Start with the incident, not the hardware
Before speccing anything, answer one question: when something happens, what do you need to be able to prove?
- Identify a face or a plate — you need resolution at the distance in question, not on the box. A "4K" camera watching a parking lot entrance from 80 feet may deliver fewer useful pixels on a license plate than a modest camera mounted correctly at 20.
- Show what happened — wide coverage matters more than pixel count. Fewer, better-placed cameras beat a wall of redundant views.
- Satisfy an insurer or regulator — retention time is the spec that matters. Thirty days is a common requirement; some industries need 90 or more. Retention is a storage cost, and it's the number vendors most often quietly shrink to hit a price.
Where the footage lives (this is the real decision)
On-site recorder (NVR). You own the footage, no monthly fees, works if the internet is down. You're also responsible for the box — and if a burglar takes the recorder, they take the evidence. Recorders belong locked in a network room, not on a shelf by the back door.

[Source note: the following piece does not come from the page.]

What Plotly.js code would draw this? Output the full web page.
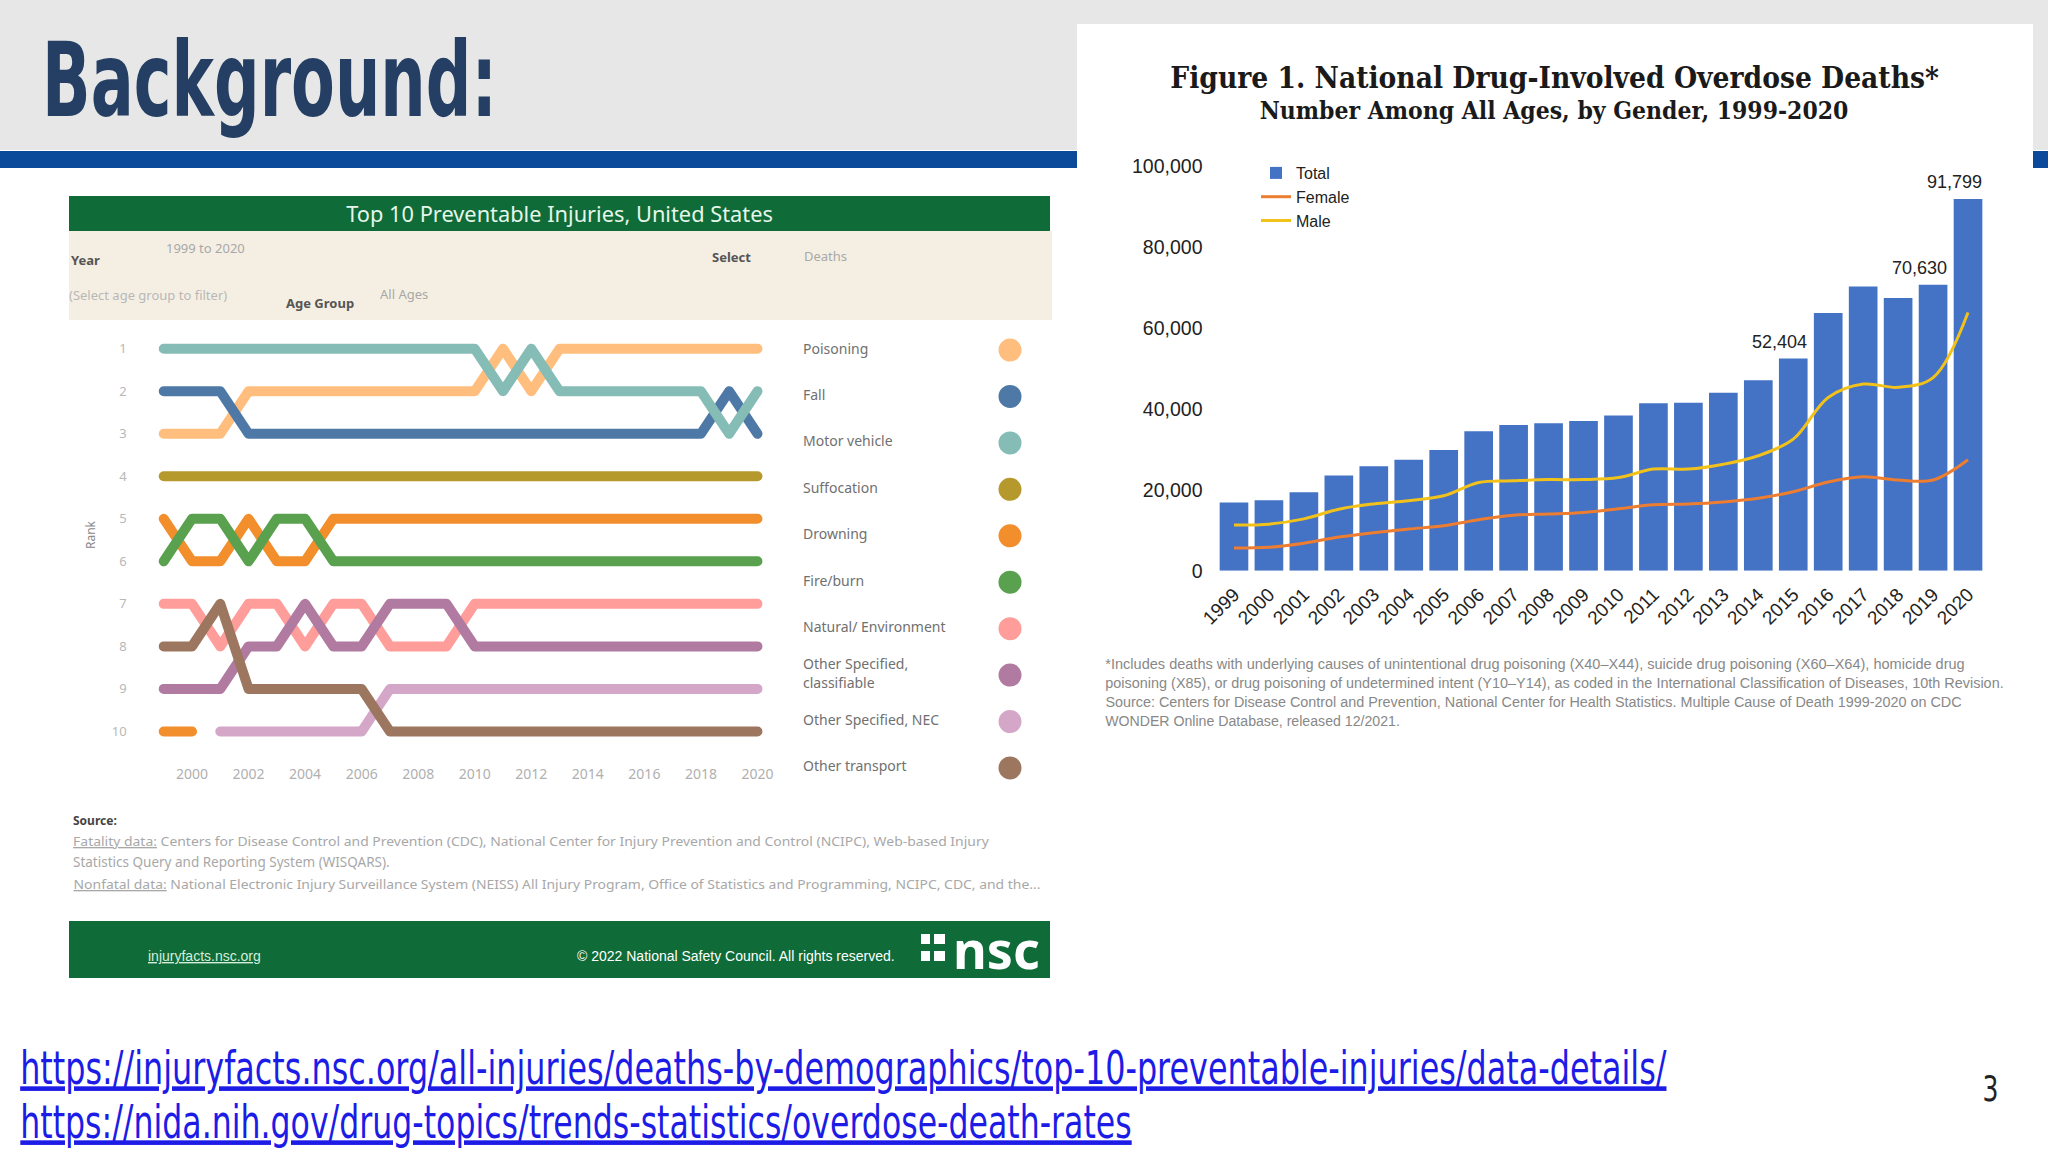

Cloud-connected cameras. Footage offsite immediately, accessible from anywhere, updated automatically — for a per-camera subscription, forever. Multiply the monthly fee by camera count and by five years before deciding it's the cheap option.
Hybrid setups record locally and push critical events to the cloud. For most small and mid-size businesses, this is the sweet spot — but it demands a properly designed network to carry it.
The parts everyone skips
Cabling is the system's foundation. Modern cameras are network devices powered over the same cable that carries their video (PoE). That means every camera is only as reliable as the cable run and the switch behind it. A flaky camera is, in our experience, a flaky termination far more often than a flaky camera.
Lighting beats megapixels. A mediocre camera in a well-lit area outperforms a flagship staring into darkness. Sometimes the best surveillance upgrade is a $200 light fixture.
Somebody has to own it. Firmware updates, failed-camera alerts, storage health — unmanaged systems degrade silently. The worst time to discover a camera died in March is during an incident in July. Decide up front whose job it is to notice.
Questions to ask any vendor
- What resolution do I get at the object I care about, not at the lens?
- How many days of retention at full quality — and what's the storage math behind that claim?
- What happens when the internet goes down?
- Who gets alerted when a camera or drive fails?
- What does adding four more cameras cost me in licenses, storage, and switch ports?
A vendor with crisp answers to all five is selling you a system. A vendor with brochures is selling you cameras.